Deep Dive: How the Court Reached Its Decision
Federal Government's Taxation Power
The U.S. Supreme Court examined the extent of the federal government's power to tax compensation paid to individuals working under state appointment in the liquidation of insolvent corporations. The Court evaluated whether such compensation could be taxed when derived from corporate assets rather than state funds. It was determined that the federal government possesses the authority to impose income taxes on compensation received from non-state sources, even if the recipient was appointed or employed by a state authority. This decision was grounded in the principle that federal taxation power is broad and only limited by specific exemptions that are strictly interpreted.
Nature of Employment and Compensation
The Court reasoned that the nature of the employment relationship and the source of funds for compensation were critical in determining the taxability of the income. Although the respondents were appointed or employed by state authorities, they were not state officers in the strict legal sense because their compensation came from the assets of private corporations rather than state treasury funds. The Court emphasized that the taxpayer's role did not equate to holding a state office, as they did not perform essential governmental functions nor were they paid by the state. This distinction underscored that the origin of payment was from private funds, thereby subjecting it to federal taxation.
Private Nature of Liquidated Corporations
The Court further elaborated that the corporations undergoing liquidation were private entities, and their activities were not part of the states' essential governmental duties. The liquidation of banks and insurance companies was deemed a private enterprise, and the involvement of state-appointed individuals did not transform these activities into governmental functions. The private nature of the corporations meant that their funds remained private property, and thus, compensation paid from these funds did not qualify for tax exemption under federal law. The Court found that the character of the business as a private affair was a significant factor in determining the applicability of federal income tax.
Doctrine of Tax Exemption for State Instrumentalities
In its reasoning, the Court referred to the established doctrine concerning the tax exemption of state instrumentalities, clarifying that not all state-employed individuals or activities are automatically exempt from federal taxation. The exemption is reserved for activities that are closely tied to the discharge of essential governmental duties. The Court observed that previous decisions affirmed the narrow application of this exemption to ensure that non-governmental and private business activities remain taxable. By adhering to this principle, the Court confirmed that the liquidation activities in question did not meet the criteria for exemption as they were not integral to the states' governmental functions.
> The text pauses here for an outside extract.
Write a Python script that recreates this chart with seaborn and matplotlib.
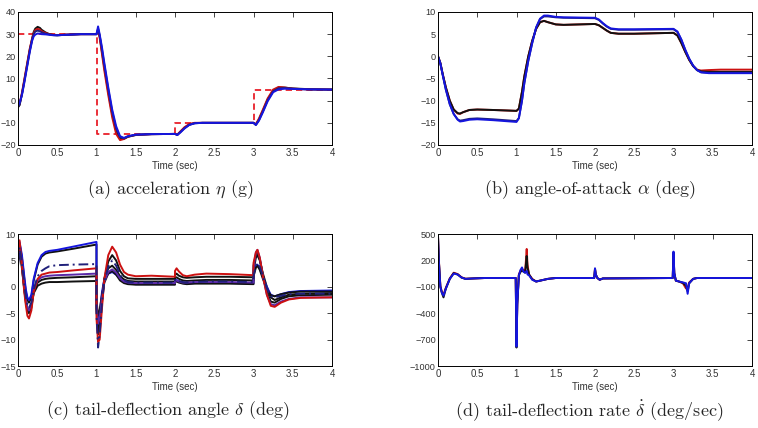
import matplotlib
matplotlib.use("Agg")
import matplotlib.pyplot as plt
import seaborn as sns

# ---- data ----
x_ticks = [0, 0.5, 1, 1.5, 2, 2.5, 3, 3.5, 4]
x_tick_labels = ["0", "0.5", "1", "1.5", "2", "2.5", "3", "3.5", "4"]

# (a) acceleration eta (g)
ref_t = [0, 1, 1, 2, 2, 3, 3, 4]
ref_eta = [30, 30, -15, -15, -10, -10, 5, 5]
t_a = [0, 0.02, 0.05, 0.08, 0.1, 0.12, 0.15, 0.18, 0.2, 0.22, 0.25, 0.28, 0.3, 0.35, 0.4,
       0.45, 0.5, 0.6, 0.8, 1.0, 1.02, 1.04, 1.07, 1.1, 1.15, 1.2, 1.25, 1.3, 1.35, 1.4,
       1.5, 1.7, 2.0, 2.03, 2.07, 2.12, 2.18, 2.25, 2.35, 2.5, 3.0, 3.03, 3.07, 3.12, 3.18,
       3.25, 3.32, 3.4, 3.5, 3.7, 4.0]
a_black = [-3, -2, 3, 9, 13, 17, 23, 28, 31, 32.5, 33.3, 32.8, 32, 30.8, 30,
           29.6, 29.5, 29.7, 30, 30, 32, 29, 22, 15, 4, -6, -13.5, -17, -17.2, -16.3,
           -15.5, -15.1, -15, -15.4, -14, -12.3, -10.8, -10.1, -10, -10, -10, -10.8, -8.5, -4.5, 0.5,
           4.5, 6, 5.9, 5.5, 5.2, 5]
a_red = [-2.5, -1.5, 3.5, 9.5, 13.5, 17.5, 23.5, 28, 30.5, 31.8, 32.4, 32, 31.4, 30.5, 30,
         29.7, 29.6, 29.8, 30, 30, 31.5, 28.5, 21, 13.5, 2.5, -7.5, -15, -17.8, -17.3, -16.2,
         -15.4, -15.1, -15, -15.3, -13.8, -12, -10.6, -10, -10, -10, -10, -10.6, -8, -4, 1,
         5, 6.2, 5.9, 5.4, 5.1, 5]
a_navy = [-2.8, -1.8, 2.8, 8.5, 12.5, 16.5, 22.5, 27.5, 30, 31.2, 31.6, 31.3, 30.9, 30.2, 29.9,
          29.6, 29.5, 29.7, 30, 30, 32.5, 29.5, 23, 16, 5, -5, -12.5, -16.5, -17, -16.2,
          -15.4, -15.1, -15, -15.4, -14.1, -12.4, -10.9, -10.2, -10, -10, -10, -10.9, -8.7, -4.8, 0.2,
          4.2, 5.6, 5.7, 5.4, 5.1, 5]
a_blue = [-2, -1, 2.5, 8, 12, 16, 22, 27, 29, 29.8, 30.3, 30.2, 30, 29.9, 29.7,
          29.5, 29.5, 29.7, 30, 30, 33.5, 30, 24, 17, 6, -4, -11.5, -16, -16.8, -16,
          -15.3, -15.1, -15, -15.5, -14.3, -12.6, -11, -10.2, -10, -10, -10, -11, -9, -5.2, -0.3,
          3.8, 5.1, 5.4, 5.3, 5.1, 5]

# (b) angle-of-attack alpha (deg)
t_b = [0, 0.03, 0.06, 0.1, 0.15, 0.2, 0.25, 0.28, 0.32, 0.4, 0.5, 0.7, 1.0, 1.03, 1.07,
       1.1, 1.15, 1.2, 1.25, 1.3, 1.35, 1.4, 1.5, 1.6, 2.0, 2.05, 2.1, 2.15, 2.2, 2.3,
       2.5, 3.0, 3.05, 3.1, 3.15, 3.2, 3.25, 3.3, 3.35, 3.45, 3.6, 4.0]
b_red = [0, -1.5, -4, -7, -10, -12, -12.9, -13.0, -12.6, -12.1, -12, -12.1, -12.3, -11.8, -8,
         -4.5, 0, 3.5, 6.2, 7.7, 8.0, 7.7, 7.2, 7.1, 7.3, 7.0, 6.4, 5.8, 5.3, 5.1,
         5.1, 5.3, 4.7, 3.0, 1.0, -0.8, -2.2, -3.0, -3.2, -3.1, -3.0, -3.0]
b_black = [0, -1.5, -4, -7, -10, -12, -12.8, -12.9, -12.6, -12.1, -12, -12.1, -12.3, -11.8, -8,
           -4.5, 0, 3.5, 6.2, 7.7, 8.0, 7.7, 7.2, 7.1, 7.3, 7.0, 6.4, 5.8, 5.3, 5.1,
           5.1, 5.3, 4.7, 3.0, 1.0, -0.8, -2.2, -3.1, -3.4, -3.5, -3.5, -3.5]
b_navy = [0, -1.6, -4.2, -7.5, -10.8, -13, -14.2, -14.5, -14.4, -14.1, -14.0, -14.2, -14.6, -13.9, -10,
          -6, -1, 3, 6.5, 8.4, 9.0, 9.0, 8.8, 8.7, 8.6, 8.2, 7.4, 6.7, 6.2, 6.0,
          6.0, 6.1, 5.5, 3.7, 1.4, -0.6, -2.1, -3.1, -3.6, -3.7, -3.7, -3.7]
b_blue = [0, -1.6, -4.2, -7.5, -10.8, -13, -14.3, -14.7, -14.6, -14.3, -14.2, -14.4, -14.8, -14.0, -10,
          -6, -1, 3, 6.5, 8.5, 9.2, 9.2, 8.9, 8.8, 8.7, 8.3, 7.5, 6.8, 6.3, 6.1,
          6.1, 6.2, 5.6, 3.8, 1.5, -0.5, -2.1, -3.1, -3.6, -3.8, -3.8, -3.8]

# (c) tail-deflection angle delta (deg)
t_c = [0, 0.02, 0.05, 0.08, 0.1, 0.12, 0.14, 0.17, 0.2, 0.25, 0.3, 0.35, 0.4, 0.5, 0.7,
       1.0, 1.0, 1.02, 1.04, 1.07, 1.1, 1.15, 1.2, 1.25, 1.3, 1.35, 1.4, 1.5, 1.7,
       2.0, 2.0, 2.02, 2.05, 2.1, 2.15, 2.25, 2.4, 2.7, 3.0, 3.0, 3.03, 3.05, 3.08, 3.12,
       3.17, 3.22, 3.27, 3.35, 3.45, 3.6, 4.0]
c_blue = [5.5, 8.5, 6, 2, -0.5, -2.0, -2.5, -1.5, 1.5, 4.5, 6.0, 6.6, 6.8, 7.0, 7.6,
          8.5, -3, -6, -5, -1, 1.5, 2.5, 2.8, 2.3, 1.5, 0.9, 0.6, 0.5, 0.5,
          0.5, 1.2, 1.3, 1.0, 0.7, 0.6, 0.7, 0.8, 0.7, 0.6, 2.5, 4.0, 4.2, 3.5, 1.8,
          0, -1.5, -1.8, -1.4, -1.0, -0.8, -0.7]
c_black1 = [5, 8.2, 5.5, 1.5, -1, -2.5, -3, -2, 1.2, 4.2, 5.7, 6.3, 6.5, 6.7, 7.2,
            8.0, -4, -8, -6.5, -2, 1.5, 3.5, 4.0, 3.2, 2.0, 1.4, 1.1, 1.0, 1.0,
            1.0, 1.6, 1.8, 1.5, 1.2, 1.1, 1.2, 1.3, 1.3, 1.2, 3.0, 5.5, 6.0, 5.0, 2.5,
            0, -2.0, -2.5, -2.0, -1.5, -1.3, -1.2]
c_navy = [4.5, 7.5, 4.5, 0.5, -2, -3.5, -4, -3, -0.5, 2.0, 3.0, 3.5, 3.9, 4.1, 4.2,
          4.3, -5, -11.5, -9, -3, 1.0, 3.8, 5.0, 4.0, 2.3, 1.3, 0.9, 0.8, 0.8,
          0.8, 1.3, 1.4, 1.1, 0.9, 0.8, 0.9, 1.0, 1.0, 0.9, 2.0, 4.0, 4.5, 3.8, 2.0,
          -0.3, -1.8, -2.0, -1.7, -1.4, -1.3, -1.3]
c_red = [6, 8.8, 4, -1, -3.5, -5.5, -6, -4.5, -1, 1.5, 2.3, 2.5, 2.7, 2.8, 3.1,
         3.5, -6, -10.5, -10, -4, 1.5, 6.0, 7.6, 6.5, 4.2, 2.8, 2.3, 2.0, 2.1,
         1.9, 3.0, 3.5, 2.9, 2.2, 2.0, 2.3, 2.5, 2.4, 2.2, 4.5, 6.5, 7.0, 5.5, 2.0,
         -1.5, -3.6, -3.8, -3.0, -2.4, -2.1, -2.0]
c_purple = [4.5, 7.8, 4.5, 0, -2.5, -4, -4.5, -3.5, -0.5, 1.2, 1.8, 2.0, 2.1, 2.2, 2.3,
            2.5, -3, -7, -6, -2, 1.0, 2.8, 3.3, 2.7, 1.6, 1.0, 0.8, 0.7, 0.7,
            0.7, 1.1, 1.2, 1.0, 0.8, 0.8, 0.9, 0.9, 0.9, 0.8, 3.5, 6.5, 7.0, 5.5, 2.0,
            -1.5, -3.3, -3.5, -2.8, -2.3, -2.0, -2.0]
c_black2 = [5, 8, 4, -0.5, -3, -4.5, -5, -4, -1, 0.8, 1.3, 1.5, 1.6, 1.7, 1.8,
            2.0, -4, -9, -8, -3, 1.5, 4.8, 6.0, 5.0, 3.0, 2.0, 1.6, 1.5, 1.5,
            1.5, 2.2, 2.5, 2.1, 1.8, 1.7, 1.8, 1.9, 1.9, 1.8, 4.0, 6.0, 6.5, 5.2, 2.2,
            -1.0, -2.8, -3.0, -2.3, -1.8, -1.6, -1.5]
c_black3 = [4, 7, 3.5, -0.5, -2.5, -4, -4.5, -3.5, -1.2, 0.2, 0.6, 0.8, 0.9, 0.9, 1.0,
            1.1, -2.5, -5.5, -4.5, -1.5, 0.8, 2.5, 3.0, 2.3, 1.2, 0.7, 0.5, 0.4, 0.4,
            0.4, 0.9, 1.0, 0.8, 0.6, 0.5, 0.6, 0.6, 0.6, 0.5, 2.0, 3.6, 4.0, 3.2, 1.5,
            -0.5, -1.6, -1.8, -1.4, -1.1, -0.9, -0.9]

# (d) tail-deflection rate (deg/sec)
t_d = [0, 0.01, 0.03, 0.05, 0.07, 0.1, 0.15, 0.2, 0.25, 0.3, 0.35, 0.45, 0.6, 0.99, 1.0,
       1.01, 1.03, 1.05, 1.07, 1.09, 1.11, 1.13, 1.14, 1.16, 1.2, 1.25, 1.3, 1.4, 1.5,
       1.99, 2.0, 2.01, 2.03, 2.06, 2.1, 2.99, 3.0, 3.01, 3.03, 3.07, 3.12, 3.16, 3.18,
       3.2, 3.25, 3.3, 4.0]
d_red = [480, 220, -90, -160, -190, -110, -5, 60, 45, 8, -8, -5, 0, 0, -760,
         -280, 40, 80, 100, 90, 70, 330, 150, 40, -10, -40, -30, -10, 0,
         0, 100, 35, 0, -20, -5, 0, 280, 50, -30, -40, -60, -120, -110,
         -50, -10, 0, 0]
d_black = [480, 210, -100, -170, -220, -120, -10, 55, 40, 5, -10, -5, 0, 0, -790,
           -300, 30, 70, 80, 75, 60, 250, 120, 40, -15, -40, -30, -10, 0,
           0, 105, 40, 0, -20, -5, 0, 290, 55, -30, -40, -55, -90, -150,
           -60, -10, 0, 0]
d_blue = [470, 200, -100, -170, -200, -120, -10, 50, 40, 5, -10, -5, 0, 0, -780,
          -300, 30, 90, 120, 70, 60, 80, 40, 30, -20, -40, -30, -10, 0,
          0, 110, 40, 0, -20, -5, 0, 300, 60, -30, -40, -50, -60, -180,
          -60, -10, 0, 0]

captions = [r"(a) acceleration $\eta$ (g)", r"(b) angle-of-attack $\alpha$ (deg)",
            r"(c) tail-deflection angle $\delta$ (deg)",
            r"(d) tail-deflection rate $\dot{\delta}$ (deg/sec)"]

# ---- styling ----
sns.set_style("white")
plt.rcParams["font.family"] = ["Liberation Sans", "DejaVu Sans"]
plt.rcParams["mathtext.fontset"] = "cm"
plt.rcParams["axes.unicode_minus"] = True

BLACK = "#111111"
RED = "#cc1111"
BLUE = "#1515dd"
NAVY = "#20207a"
PURPLE = "#5a28a8"
LW = 1.4

fig = plt.figure(figsize=(7.58, 4.28), dpi=100)
W, H = 758.0, 428.0


def make_axes(left, top, right, bottom):
    return fig.add_axes([left / W, 1 - bottom / H, (right - left) / W, (bottom - top) / H])


ax_a = make_axes(18, 12, 332, 145)
ax_b = make_axes(438, 12, 752, 145)
ax_c = make_axes(18, 234, 332, 366)
ax_d = make_axes(438, 234, 752, 366)


def draw(ax, t, y, color, ls="-", lw=LW):
    sns.lineplot(x=t, y=y, ax=ax, color=color, linestyle=ls, linewidth=lw,
                 sort=False, estimator=None, legend=False)


# (a)
draw(ax_a, ref_t, ref_eta, "#e8202a", ls=(0, (3.5, 2.2)), lw=1.3)
draw(ax_a, t_a, a_black, BLACK)
draw(ax_a, t_a, a_red, RED)
draw(ax_a, t_a, a_navy, NAVY)
draw(ax_a, t_a, a_blue, BLUE)

# (b)
draw(ax_b, t_b, b_red, RED)
draw(ax_b, t_b, b_black, BLACK)
draw(ax_b, t_b, b_navy, NAVY)
draw(ax_b, t_b, b_blue, BLUE)

# (c)
draw(ax_c, t_c, c_black1, BLACK)
draw(ax_c, t_c, c_blue, BLUE)
draw(ax_c, t_c, c_black3, BLACK)
draw(ax_c, t_c, c_black2, BLACK)
draw(ax_c, t_c, c_purple, PURPLE)
draw(ax_c, t_c, c_red, RED)
draw(ax_c, t_c, c_navy, NAVY, ls=(0, (5, 2, 1, 2)))

# (d)
draw(ax_d, t_d, d_red, RED)
draw(ax_d, t_d, d_black, BLACK)
draw(ax_d, t_d, d_blue, BLUE)

limits = [(ax_a, (-20, 40), [-20, -10, 0, 10, 20, 30, 40]),
          (ax_b, (-20, 10), [-20, -15, -10, -5, 0, 5, 10]),
          (ax_c, (-15, 10), [-15, -10, -5, 0, 5, 10]),
          (ax_d, (-1000, 500), [-1000, -700, -400, -100, 200, 500])]

for ax, ylim, yt in limits:
    ax.set_xlim(0, 4)
    ax.set_ylim(*ylim)
    ax.set_xticks(x_ticks)
    ax.set_xticklabels(x_tick_labels)
    ax.set_yticks(yt)
    ax.tick_params(direction="in", length=3.5, width=0.6, labelcolor="#333333",
                   top=True, right=True)
    ax.tick_params(axis="x", labelsize=7, pad=2.5)
    ax.tick_params(axis="y", labelsize=6.6, pad=1.5)
    for s in ax.spines.values():
        s.set_color("black")
        s.set_linewidth(0.7)
    ax.set_xlabel("Time (sec)", fontsize=7, color="#333333", labelpad=1.5)
    ax.set_ylabel("")

cap_pos = [(170, 190), (590, 190), (168, 411), (589, 411)]
for (cx, cy), txt in zip(cap_pos, captions):
    fig.text(cx / W, 1 - cy / H, txt, ha="center", va="center",
             fontsize=13, family="cmr10")

fig.savefig("out.png", dpi=100)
Conclusion and Application of Legal Principles
The U.S. Supreme Court concluded that the compensation received by the respondents was rightfully subject to federal income taxation. By applying the legal principles that govern the taxation of state-related activities, the Court affirmed that the liquidations were private in nature and did not involve the performance of essential governmental duties. The decision reinforced the view that federal taxation power extends to income derived from private activities, even when facilitated by state-appointed individuals. Consequently, the Court reversed the lower court judgments in Nos. 128, 129, and 597, while affirming the judgment in No. 287, thereby upholding the federal government's right to tax such income.